Answer

**step1** Understanding the Problem and Defining the Relation

The problem asks us to determine if the given relation R is reflexive, symmetric, and transitive.
The set A is given as $$A = \left \{1, 2, 3, ..., 13, 14\right \}$$.
The relation R is defined as $$R = \left \{(x, y) :3x - y = 0\right \}$$. This can be rewritten as $$y = 3x$$.
We need to list the ordered pairs in R where both x and y are elements of A.
- If $$x = 1$$, then $$y = 3 \times 1 = 3$$. So, $$(1, 3) \in R$$.
- If $$x = 2$$, then $$y = 3 \times 2 = 6$$. So, $$(2, 6) \in R$$.
- If $$x = 3$$, then $$y = 3 \times 3 = 9$$. So, $$(3, 9) \in R$$.
- If $$x = 4$$, then $$y = 3 \times 4 = 12$$. So, $$(4, 12) \in R$$.
- If $$x = 5$$, then $$y = 3 \times 5 = 15$$. However, $$15 \notin A$$, so $$(5, 15) \notin R$$.
Thus, the relation R consists of the following ordered pairs: $$R = \left \{(1, 3), (2, 6), (3, 9), (4, 12)\right \}$$.

**step2** Checking for Reflexivity

A relation R on a set A is reflexive if for every element $$a \in A$$, the ordered pair $$(a, a)$$ is in R.
In our case, we need to check if $$(x, x) \in R$$ for all $$x \in \left \{1, 2, ..., 14\right \}$$.
For $$(x, x)$$ to be in R, it must satisfy the condition $$3x - x = 0$$, which simplifies to $$2x = 0$$.
This means $$x = 0$$.
However, $$0 \notin A$$.
Let's pick an element from A, for example, $$x = 1$$.
If R were reflexive, $$(1, 1)$$ should be in R.
Checking the condition for $$(1, 1)$$: $$3(1) - 1 = 3 - 1 = 2$$. Since $$2 \neq 0$$, $$(1, 1) \notin R$$.
Therefore, the relation R is not reflexive.

**step3** Checking for Symmetry

A relation R on a set A is symmetric if whenever $$(x, y) \in R$$, then $$(y, x)$$ is also in R.
We found that $$(1, 3) \in R$$.
For R to be symmetric, $$(3, 1)$$ must also be in R.
Let's check if $$(3, 1)$$ satisfies the condition $$3x - y = 0$$.
Substitute $$x = 3$$ and $$y = 1$$ into the equation: $$3(3) - 1 = 9 - 1 = 8$$.
Since $$8 \neq 0$$, $$(3, 1) \notin R$$.
Therefore, the relation R is not symmetric.

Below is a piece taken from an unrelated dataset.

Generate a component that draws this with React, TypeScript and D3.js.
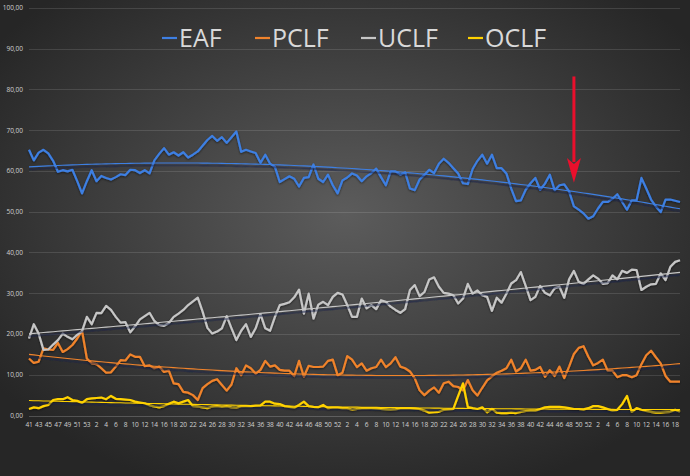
import React from "react";
import * as d3 from "d3";

// week numbers on the category axis (every other one is labelled)
const weeks = [
  41, 42, 43, 44, 45, 46, 47, 48, 49, 50, 51, 52, 53,
  1, 2, 3, 4, 5, 6, 7, 8, 9, 10, 11, 12, 13, 14, 15, 16, 17, 18, 19, 20, 21, 22, 23, 24, 25, 26,
  27, 28, 29, 30, 31, 32, 33, 34, 35, 36, 37, 38, 39, 40, 41, 42, 43, 44, 45, 46, 47, 48, 49, 50, 51, 52,
  1, 2, 3, 4, 5, 6, 7, 8, 9, 10, 11, 12, 13, 14, 15, 16, 17, 18, 19, 20, 21, 22, 23, 24, 25, 26,
  27, 28, 29, 30, 31, 32, 33, 34, 35, 36, 37, 38, 39, 40, 41, 42, 43, 44, 45, 46, 47, 48, 49, 50, 51, 52,
  1, 2, 3, 4, 5, 6, 7, 8, 9, 10, 11, 12, 13, 14, 15, 16, 17, 18, 19,
];

const eaf = [
  65.2, 62.6, 64.5, 65.2, 64.3, 62.5, 59.8, 60.2, 59.9, 60.3, 57.5, 54.5, 57.5, 60.2, 57.5, 58.8, 58.3, 57.9, 58.5, 59.2,
  59.0, 60.3, 60.2, 59.5, 60.2, 59.4, 62.6, 64.2, 65.6, 64.0, 64.6, 63.8, 64.6, 63.3, 64.0, 64.8, 66.2, 67.6, 68.6, 67.4,
  68.3, 66.9, 68.3, 69.7, 64.7, 65.2, 64.8, 64.4, 62.0, 64.0, 61.8, 61.0, 57.3, 58.0, 58.7, 58.1, 56.2, 58.3, 58.5, 61.6,
  58.1, 57.3, 59.1, 56.5, 54.5, 57.7, 58.4, 59.4, 58.9, 57.5, 58.7, 59.5, 60.6, 58.5, 56.5, 59.9, 59.9, 59.1, 59.7, 55.7,
  55.3, 57.9, 59.1, 60.3, 59.5, 61.8, 63.0, 62.0, 60.7, 59.4, 57.0, 56.8, 60.5, 62.5, 64.0, 61.8, 64.0, 60.7, 60.7, 59.4,
  55.7, 52.6, 52.8, 55.4, 57.0, 58.3, 55.4, 56.9, 59.1, 55.3, 56.5, 56.7, 55.0, 51.3, 50.5, 49.6, 48.3, 48.9, 50.8, 52.4,
  52.4, 53.2, 54.3, 52.4, 50.5, 52.8, 52.8, 58.3, 55.7, 53.0, 51.3, 49.9, 53.0, 53.0, 52.7, 52.4,
];

const pclf = [
  14.0, 12.9, 13.2, 16.5, 16.2, 16.1, 17.8, 15.6, 16.3, 17.3, 18.9, 20.8, 14.0, 12.8, 12.6, 11.6, 10.5, 10.6, 12.0, 13.6,
  13.5, 15.0, 14.4, 14.4, 12.1, 12.3, 11.6, 12.0, 10.7, 11.0, 7.9, 7.7, 5.8, 5.6, 5.0, 3.8, 6.7, 7.7, 8.5, 8.9,
  7.5, 6.1, 7.6, 11.6, 9.9, 12.3, 11.6, 10.3, 11.2, 13.4, 12.0, 12.3, 11.2, 11.0, 11.0, 9.7, 13.4, 9.5, 12.2, 11.9,
  11.9, 12.0, 13.4, 13.7, 9.9, 10.5, 14.6, 13.7, 11.9, 12.8, 11.0, 11.6, 11.9, 13.7, 11.9, 12.8, 14.3, 12.0, 11.6, 10.8,
  9.1, 6.2, 5.0, 6.1, 6.9, 5.6, 7.9, 8.3, 7.2, 7.0, 6.2, 8.7, 6.2, 4.9, 6.8, 8.6, 9.6, 10.5, 11.0, 11.6,
  13.7, 10.8, 11.6, 13.7, 11.0, 11.2, 11.9, 9.5, 11.1, 9.7, 12.0, 9.2, 12.0, 15.1, 16.6, 17.0, 14.4, 12.3, 12.9, 13.7,
  11.0, 11.0, 9.4, 9.9, 9.9, 9.4, 9.9, 12.6, 14.8, 15.9, 14.3, 12.8, 9.7, 8.3, 8.3, 8.3,
];

const uclf = [
  18.9, 22.4, 20.1, 16.1, 16.2, 17.4, 18.5, 20.1, 19.3, 18.7, 19.8, 20.7, 24.2, 22.4, 25.2, 25.1, 26.9, 25.9, 24.2, 22.8,
  22.9, 20.4, 21.9, 23.6, 24.4, 25.2, 23.2, 22.2, 22.0, 22.7, 24.2, 25.0, 25.9, 27.1, 28.0, 28.9, 25.5, 21.5, 20.1, 20.6,
  21.4, 24.4, 21.4, 18.5, 20.8, 22.4, 19.3, 21.4, 24.9, 21.4, 20.8, 24.2, 27.1, 27.4, 27.8, 29.0, 30.9, 25.0, 29.9, 23.8,
  27.2, 27.9, 27.1, 29.1, 30.1, 29.7, 27.1, 24.2, 24.2, 28.7, 26.3, 27.1, 26.1, 28.3, 27.9, 26.7, 25.9, 25.2, 26.1, 30.8,
  32.0, 29.3, 30.3, 33.4, 33.9, 31.6, 30.1, 29.9, 29.5, 27.5, 28.7, 32.3, 29.9, 30.7, 29.5, 29.1, 25.7, 28.9, 27.7, 29.9,
  32.4, 33.2, 35.2, 31.8, 28.3, 29.1, 31.8, 30.1, 29.5, 31.2, 31.6, 28.9, 33.4, 35.5, 32.8, 32.3, 33.4, 34.4, 33.6, 32.3,
  32.5, 34.4, 33.4, 35.5, 35.0, 35.8, 35.7, 30.8, 31.6, 32.2, 32.3, 34.9, 33.2, 36.5, 37.7, 38.1,
];

const oclf = [
  1.6, 2.0, 1.8, 2.3, 2.6, 3.8, 4.0, 4.0, 4.5, 3.8, 3.6, 3.1, 4.0, 4.2, 4.3, 4.4, 4.0, 4.8, 4.1, 4.0,
  3.9, 3.8, 3.4, 3.2, 3.0, 2.5, 2.2, 2.0, 2.3, 2.9, 3.4, 3.0, 3.4, 3.8, 2.3, 2.2, 2.0, 1.8, 2.2, 2.3,
  2.1, 2.3, 2.0, 1.9, 2.3, 2.3, 2.3, 2.4, 2.5, 3.4, 3.4, 2.9, 2.8, 2.3, 2.1, 1.9, 2.6, 3.4, 2.3, 2.1,
  2.0, 2.6, 1.8, 1.9, 1.9, 1.8, 1.8, 1.4, 1.6, 1.8, 1.8, 1.8, 1.7, 1.6, 1.5, 1.4, 1.5, 1.8, 1.8, 1.8,
  1.7, 1.6, 1.2, 0.7, 0.8, 0.9, 1.4, 1.5, 1.6, 4.8, 7.9, 2.1, 1.8, 1.6, 2.0, 0.8, 1.6, 0.7, 0.6, 0.6,
  0.7, 0.6, 0.9, 1.1, 1.2, 1.2, 1.6, 2.0, 2.1, 2.1, 2.1, 2.0, 1.8, 1.6, 1.6, 1.5, 1.8, 2.3, 2.3, 2.0,
  1.6, 1.2, 1.4, 2.8, 4.8, 0.9, 1.8, 1.4, 1.1, 0.9, 0.7, 0.7, 0.8, 0.9, 1.4, 0.9,
];

const seriesNames = ["EAF", "PCLF", "UCLF", "OCLF"];
const seriesValues = [eaf, pclf, uclf, oclf];
const seriesColors = ["#3e7fe2", "#f0832c", "#c6c6c6", "#ffd200"];
const yTicks = [0, 10, 20, 30, 40, 50, 60, 70, 80, 90, 100];
const arrowWeekIndex = 113;

// 2nd order polynomial trendline (least squares), like Excel's
function quadFit(values: number[]) {
  let n = 0, sx = 0, sx2 = 0, sx3 = 0, sx4 = 0, sy = 0, sxy = 0, sx2y = 0;
  values.forEach((y, i) => {
    const x = i / 100;
    n += 1; sx += x; sx2 += x * x; sx3 += x ** 3; sx4 += x ** 4;
    sy += y; sxy += x * y; sx2y += x * x * y;
  });
  const m = [
    [n, sx, sx2, sy],
    [sx, sx2, sx3, sxy],
    [sx2, sx3, sx4, sx2y],
  ];
  for (let c = 0; c < 3; c++) {
    for (let r = c + 1; r < 3; r++) {
      const f = m[r][c] / m[c][c];
      for (let k = c; k < 4; k++) m[r][k] -= f * m[c][k];
    }
  }
  const coef = [0, 0, 0];
  for (let r = 2; r >= 0; r--) {
    let s = m[r][3];
    for (let k = r + 1; k < 3; k++) s -= m[r][k] * coef[k];
    coef[r] = s / m[r][r];
  }
  return values.map((_, i) => coef[0] + coef[1] * (i / 100) + coef[2] * (i / 100) ** 2);
}

export default function App() {
  const svgRef = React.useRef<SVGSVGElement>(null);

  React.useEffect(() => {
    const width = 690;
    const height = 476;
    const svg = d3.select(svgRef.current);
    svg.selectAll("*").remove();

    // background + shadows
    const defs = svg.append("defs");
    const grad = defs
      .append("radialGradient")
      .attr("id", "bg")
      .attr("cx", "50%")
      .attr("cy", "45%")
      .attr("r", "62%");
    grad.append("stop").attr("offset", "0%").attr("stop-color", "#5c5c5c");
    grad.append("stop").attr("offset", "100%").attr("stop-color", "#262626");

    const shadow = defs.append("filter").attr("id", "shadow").attr("x", "-5%").attr("y", "-20%").attr("width", "110%").attr("height", "140%");
    shadow
      .append("feDropShadow")
      .attr("dx", 0)
      .attr("dy", 1)
      .attr("stdDeviation", 1)
      .attr("flood-color", "#000")
      .attr("flood-opacity", 0.55);

    const trendShadow = defs.append("filter").attr("id", "trendShadow").attr("x", "-5%").attr("y", "-20%").attr("width", "110%").attr("height", "160%");
    trendShadow
      .append("feDropShadow")
      .attr("dx", 0)
      .attr("dy", 2.5)
      .attr("stdDeviation", 0.4)
      .attr("flood-color", "#14224a")
      .attr("flood-opacity", 0.85);

    svg.append("rect").attr("width", width).attr("height", height).attr("fill", "url(#bg)");

    // scales
    const x = d3.scaleLinear().domain([0, weeks.length - 1]).range([29, 680]);
    const y = d3.scaleLinear().domain([0, 100]).range([415.5, 8]);

    // gridlines + y labels
    const grid = svg.append("g");
    grid
      .selectAll("line")
      .data(yTicks)
      .enter()
      .append("line")
      .attr("x1", 29)
      .attr("x2", 680)
      .attr("y1", (d) => Math.round(y(d)) + 0.5)
      .attr("y2", (d) => Math.round(y(d)) + 0.5)
      .attr("stroke", (d) => (d === 0 ? "rgba(255,255,255,0.2)" : "rgba(255,255,255,0.12)"))
      .attr("stroke-width", 1);

    grid
      .selectAll("text")
      .data(yTicks)
      .enter()
      .append("text")
      .attr("x", 23)
      .attr("y", (d) => y(d))
      .attr("dy", "0.35em")
      .attr("text-anchor", "end")
      .attr("fill", "#d0d0d0")
      .style("font-family", "'Open Sans', sans-serif")
      .style("font-size", "6.5px")
      .text((d) => d.toFixed(2).replace(".", ","));

    // x labels, every other week
    svg
      .append("g")
      .selectAll("text")
      .data(weeks.map((w, i) => ({ w, i })).filter((d) => d.i % 2 === 0))
      .enter()
      .append("text")
      .attr("x", (d) => x(d.i))
      .attr("y", 426.5)
      .attr("text-anchor", "middle")
      .attr("fill", "#d0d0d0")
      .style("font-family", "'Open Sans', sans-serif")
      .style("font-size", "6.6px")
      .style("letter-spacing", "-0.2px")
      .text((d) => d.w);

    // series lines
    const line = d3
      .line<number>()
      .x((_, i) => x(i))
      .y((d) => y(d));

    const lines = svg.append("g").attr("filter", "url(#shadow)");
    seriesValues.forEach((vals, k) => {
      lines
        .append("path")
        .datum(vals)
        .attr("d", line)
        .attr("fill", "none")
        .attr("stroke", seriesColors[k])
        .attr("stroke-width", 2.2)
        .attr("stroke-linejoin", "round");
    });

    // polynomial trendlines
    const trends = svg.append("g").attr("filter", "url(#trendShadow)");
    seriesValues.forEach((vals, k) => {
      trends
        .append("path")
        .datum(quadFit(vals))
        .attr("d", line)
        .attr("fill", "none")
        .attr("stroke", seriesColors[k])
        .attr("stroke-width", 1.1);
    });

    // legend
    const legendX = [162, 255, 361, 468];
    const legend = svg.append("g");
    seriesNames.forEach((name, k) => {
      legend
        .append("line")
        .attr("x1", legendX[k])
        .attr("x2", legendX[k] + 15)
        .attr("y1", 38)
        .attr("y2", 38)
        .attr("stroke", seriesColors[k])
        .attr("stroke-width", 2.2);
      legend
        .append("text")
        .attr("x", legendX[k] + 17)
        .attr("y", 46.5)
        .attr("fill", "#d9d9d9")
        .style("font-family", "'Open Sans', sans-serif")
        .style("font-size", "25px")
        .text(name);
    });

    // red arrow annotation
    const ax = x(arrowWeekIndex);
    const top = y(83.2);
    const tip = y(57.1);
    const headTop = y(63.2);
    const arrow = svg.append("g").attr("fill", "#ea0f2c");
    arrow
      .append("rect")
      .attr("x", ax - 1.5)
      .attr("y", top)
      .attr("width", 3)
      .attr("height", headTop - top + 4);
    arrow
      .append("path")
      .attr("d", `M${ax - 7},${headTop} L${ax},${headTop + 6} L${ax + 7},${headTop} L${ax},${tip} Z`);
  }, []);

  return <svg ref={svgRef} width={690} height={476} style={{ position: "absolute", left: 0, top: 0 }} />;
}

**step4** Checking for Transitivity

A relation R on a set A is transitive if whenever $$(x, y) \in R$$ and $$(y, z) \in R$$, then $$(x, z)$$ is also in R.
Let's take an ordered pair from R, for example, $$(1, 3) \in R$$. (Here, $$x = 1, y = 3$$).
Now, we look for an ordered pair in R that starts with 3, which is $$(3, 9) \in R$$. (Here, $$y = 3, z = 9$$).
For R to be transitive, the ordered pair $$(x, z)$$, which is $$(1, 9)$$, must be in R.
Let's check if $$(1, 9)$$ satisfies the condition $$3x - y = 0$$.
Substitute $$x = 1$$ and $$y = 9$$ into the equation: $$3(1) - 9 = 3 - 9 = -6$$.
Since $$-6 \neq 0$$, $$(1, 9) \notin R$$.
Therefore, the relation R is not transitive.